More than once we hear that someone has died alone. The awfulness of that is chilling to the bone.
A news report brought this to my attention, a Vietnam Veteran with no family and few friends, left this life with no one noticing, no one to care.
According to the story, 77-year-old Peter Turnpu, of North Hanover Township, New Jersey, died of natural causes, and essentially, disappeared from this planet without a trace. Very sad, but not the end of the story. Local police and a funeral director, pitched in and provided a service and burial, and 1,000 strangers showed up to pay their respects.
Dying is the final page in life. It is often hard and painful. The downward spiral is not graceful or dignified. Knowing you are on the journey can bring peace or induce fear. Facing the walk alone is unfathomable.

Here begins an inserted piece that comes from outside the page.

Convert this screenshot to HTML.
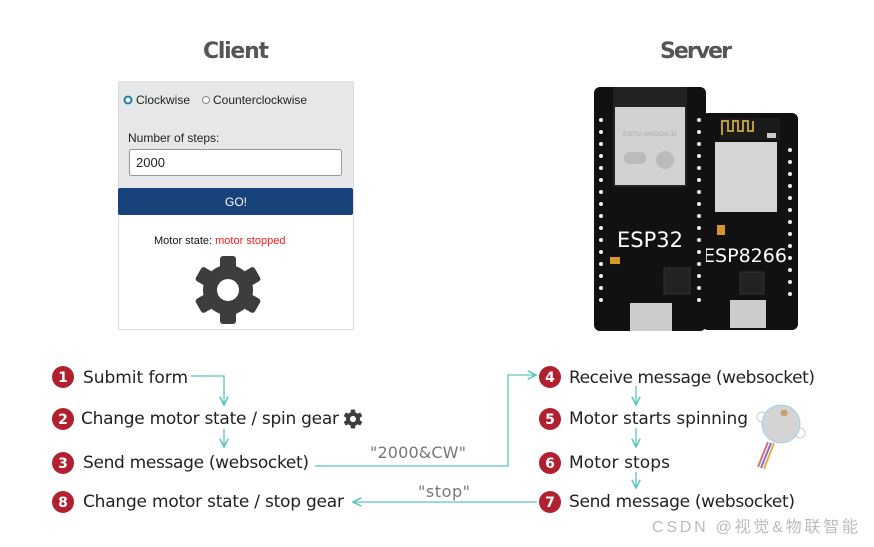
<!DOCTYPE html>
<html><head><meta charset="utf-8"><style>
html,body{margin:0;padding:0;background:#fff;}
body{width:874px;height:547px;position:relative;overflow:hidden;font-family:"Liberation Sans",sans-serif;}
svg{position:absolute;left:0;top:0;}
</style></head><body>
<svg width="874" height="547" viewBox="0 0 874 547" xmlns="http://www.w3.org/2000/svg">
<defs>
<marker id="ar" viewBox="0 0 10 10" refX="9" refY="5" markerWidth="8" markerHeight="8" orient="auto"><path d="M1,1 L9,5 L1,9" fill="none" stroke="#5cc5c0" stroke-width="1.5"/></marker>
<g id="gear">
<circle r="25" fill="#3d3d3d"/>
<g fill="#3d3d3d">
<rect x="-8" y="-34" width="16" height="68" rx="3"/>
<rect x="-8" y="-34" width="16" height="68" rx="3" transform="rotate(60)"/>
<rect x="-8" y="-34" width="16" height="68" rx="3" transform="rotate(120)"/>
</g>
<circle r="11" fill="#fff"/>
</g>
</defs>
<text x="236" y="58" font-size="22" fill="#555" text-anchor="middle" font-weight="bold" font-family="DejaVu Sans, sans-serif" textLength="66">Client</text>
<text x="696" y="58" font-size="22" fill="#555" text-anchor="middle" font-weight="bold" font-family="DejaVu Sans, sans-serif" textLength="72">Server</text>

<!-- client panel -->
<rect x="118.5" y="81.5" width="235" height="248" fill="#fff" stroke="#ddd"/>
<rect x="119" y="82" width="234" height="106" fill="#e6e7e9"/>
<circle cx="128" cy="100" r="3.5" fill="#fff" stroke="#1b7fa5" stroke-width="2"/>
<text x="136" y="104" font-size="12" fill="#222">Clockwise</text>
<circle cx="206" cy="100" r="3.5" fill="#fff" stroke="#888" stroke-width="1"/>
<text x="213" y="104" font-size="12" fill="#222">Counterclockwise</text>
<text x="128" y="142" font-size="12" fill="#222">Number of steps:</text>
<rect x="129.5" y="149.5" width="212" height="26" rx="2" fill="#fff" stroke="#999"/>
<text x="136" y="167" font-size="13" fill="#222">2000</text>
<rect x="118" y="188" width="235" height="27" rx="2" fill="#17437a"/>
<text x="236" y="206" font-size="12" fill="#fff" text-anchor="middle">GO!</text>
<text x="154" y="244" font-size="11" fill="#111">Motor state: <tspan fill="#f21c1c">motor stopped</tspan></text>
<use href="#gear" x="228" y="290"/>

<!-- ESP8266 board -->
<rect x="702" y="113" width="96" height="217" rx="6" fill="#111"/>
<path d="M720,118 h60 v22 h-60z" fill="#1a1a1a"/>
<path d="M722,135 v-14 h6 v10 h5 v-10 h5 v10 h5 v-10 h5 v10 h5 v-10" fill="none" stroke="#b99a3a" stroke-width="2"/>
<rect x="715" y="142" width="62" height="70" fill="#d5d5d5"/>
<rect x="767" y="133" width="9" height="5" fill="#ccc"/>
<text x="745" y="262" font-size="19" fill="#fff" text-anchor="middle" font-family="DejaVu Sans, sans-serif">ESP8266</text>
<rect x="730" y="300" width="36" height="28" fill="#ccc"/>
<rect x="717" y="225" width="8" height="10" fill="#d8962a"/>
<rect x="740" y="272" width="24" height="22" fill="#222" stroke="#333"/>
<!-- ESP32 board -->
<rect x="594" y="87" width="112" height="244" rx="6" fill="#111"/>
<rect x="613" y="87" width="74" height="100" fill="#222"/>
<rect x="615" y="107" width="70" height="78" fill="#d2d2d2"/>
<text x="650" y="136" font-size="6" fill="#aaa" text-anchor="middle">ESP32-WROOM-32</text>
<circle cx="665" cy="160" r="9" fill="#bbb"/>
<rect x="624" y="152" width="22" height="12" rx="5" fill="#bbb"/>
<text x="650" y="247" font-size="21" fill="#fff" text-anchor="middle" font-family="DejaVu Sans, sans-serif">ESP32</text>
<rect x="610" y="257" width="10" height="7" fill="#d8962a"/>
<rect x="664" y="268" width="26" height="26" fill="#222" stroke="#333"/>
<rect x="630" y="303" width="42" height="28" fill="#ccc"/>
<g fill="#eee">
<circle cx="601" cy="120" r="2"/><circle cx="601" cy="132" r="2"/><circle cx="601" cy="144" r="2"/><circle cx="601" cy="156" r="2"/><circle cx="601" cy="168" r="2"/><circle cx="601" cy="180" r="2"/><circle cx="601" cy="192" r="2"/><circle cx="601" cy="204" r="2"/><circle cx="601" cy="216" r="2"/><circle cx="601" cy="228" r="2"/><circle cx="601" cy="240" r="2"/><circle cx="601" cy="252" r="2"/><circle cx="601" cy="264" r="2"/><circle cx="601" cy="276" r="2"/><circle cx="601" cy="288" r="2"/><circle cx="601" cy="300" r="2"/>
<circle cx="699" cy="120" r="2"/><circle cx="699" cy="132" r="2"/><circle cx="699" cy="144" r="2"/><circle cx="699" cy="156" r="2"/><circle cx="699" cy="168" r="2"/><circle cx="699" cy="180" r="2"/><circle cx="699" cy="192" r="2"/><circle cx="699" cy="204" r="2"/><circle cx="699" cy="216" r="2"/><circle cx="699" cy="228" r="2"/><circle cx="699" cy="240" r="2"/><circle cx="699" cy="252" r="2"/><circle cx="699" cy="264" r="2"/><circle cx="699" cy="276" r="2"/><circle cx="699" cy="288" r="2"/><circle cx="699" cy="300" r="2"/>
<circle cx="790" cy="150" r="2"/><circle cx="790" cy="162" r="2"/><circle cx="790" cy="174" r="2"/><circle cx="790" cy="186" r="2"/><circle cx="790" cy="198" r="2"/><circle cx="790" cy="210" r="2"/><circle cx="790" cy="222" r="2"/><circle cx="790" cy="234" r="2"/><circle cx="790" cy="246" r="2"/><circle cx="790" cy="258" r="2"/><circle cx="790" cy="270" r="2"/><circle cx="790" cy="282" r="2"/><circle cx="790" cy="294" r="2"/>
</g>

<!-- steps -->
<g font-family="DejaVu Sans, sans-serif" font-size="17" fill="#222">
<g fill="#b0202e"><circle cx="63" cy="377" r="11"/><circle cx="63" cy="419" r="11"/><circle cx="63" cy="463" r="11"/><circle cx="63" cy="502" r="11"/>
<circle cx="550" cy="377" r="11"/><circle cx="550" cy="419" r="11"/><circle cx="550" cy="463" r="11"/><circle cx="550" cy="502" r="11"/></g>
<g fill="#fff" font-weight="bold" font-size="14" text-anchor="middle">
<text x="63" y="382">1</text><text x="63" y="424">2</text><text x="63" y="468">3</text><text x="63" y="507">8</text>
<text x="550" y="382">4</text><text x="550" y="424">5</text><text x="550" y="468">6</text><text x="550" y="507">7</text></g>
<text x="83" y="383" textLength="105">Submit form</text>
<text x="81" y="424" textLength="258">Change motor state / spin gear</text>
<text x="83" y="468" textLength="226">Send message (websocket)</text>
<text x="83" y="507" textLength="261">Change motor state / stop gear</text>
<text x="569" y="383" textLength="246">Receive message (websocket)</text>
<text x="569" y="424" textLength="179">Motor starts spinning</text>
<text x="569" y="468" textLength="101">Motor stops</text>
<text x="569" y="507" textLength="226">Send message (websocket)</text>
<text x="370" y="458" font-size="16" fill="#777" textLength="96">"2000&amp;CW"</text>
<text x="418" y="497" font-size="16" fill="#777" textLength="52">"stop"</text>
</g>
<use href="#gear" transform="translate(353,419) scale(0.28)"/>

<!-- connectors -->
<g fill="none" stroke="#5cc5c0" stroke-width="1.3">
<path d="M191,376 H224 V405" marker-end="url(#ar)"/>
<path d="M224,429 V447" marker-end="url(#ar)"/>
<path d="M315,466 H508 V375 H536" marker-end="url(#ar)"/>
<path d="M537,502 H353" marker-end="url(#ar)"/>
<path d="M636,386 V405" marker-end="url(#ar)"/>
<path d="M636,428 V447" marker-end="url(#ar)"/>
<path d="M636,472 V488" marker-end="url(#ar)"/>
</g>

<!-- motor -->
<g>
<path d="M768,442 L758,467" stroke="#e07070" stroke-width="2"/>
<path d="M771,443 L761,468" stroke="#8070d0" stroke-width="2"/>
<path d="M774,443 L764,469" stroke="#e0b040" stroke-width="2"/>
<circle cx="762" cy="417" r="5" fill="#fff" stroke="#ccc"/>
<circle cx="800" cy="433" r="5" fill="#fff" stroke="#ccc"/>
<circle cx="781" cy="424" r="19" fill="#d4d4d4" stroke="#9cd0f0" stroke-width="1"/>
<circle cx="784" cy="413" r="3.5" fill="#c9a070"/>
</g>

<text x="652" y="532" font-size="16" fill="#bbb" textLength="206" font-family="Liberation Sans, Noto Sans CJK SC, sans-serif">CSDN @视觉&amp;物联智能</text>
</svg>
</body></html>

People are alone for all kinds of reasons and circumstances. In our lifetimes we collect friends and most of us have at least a person or two related by birth, we call family. Thousands of people pass through our lives, some of them stick, most keep passing by.
I have no idea of Mr. Turnpu’s life or circumstances. A life is a complicated thing and it is easy to judge others. That’s not my purpose. To be alone as your body exhales it’s last breath is a tragedy. Everyone deserves compassion, someone’s presence, certainly the warmth of holding their hand during that final moments of life. To be with someone in those final moments is like a huge wave rushing over you, almost taking away your own breath. Death can be very quiet yet the shock waves of reality are tremendous.
One thousand strangers said goodbye to Mr. Turnpu and thanked him for his service to our country. He might have been a stranger in life, and although late, he found friends in death.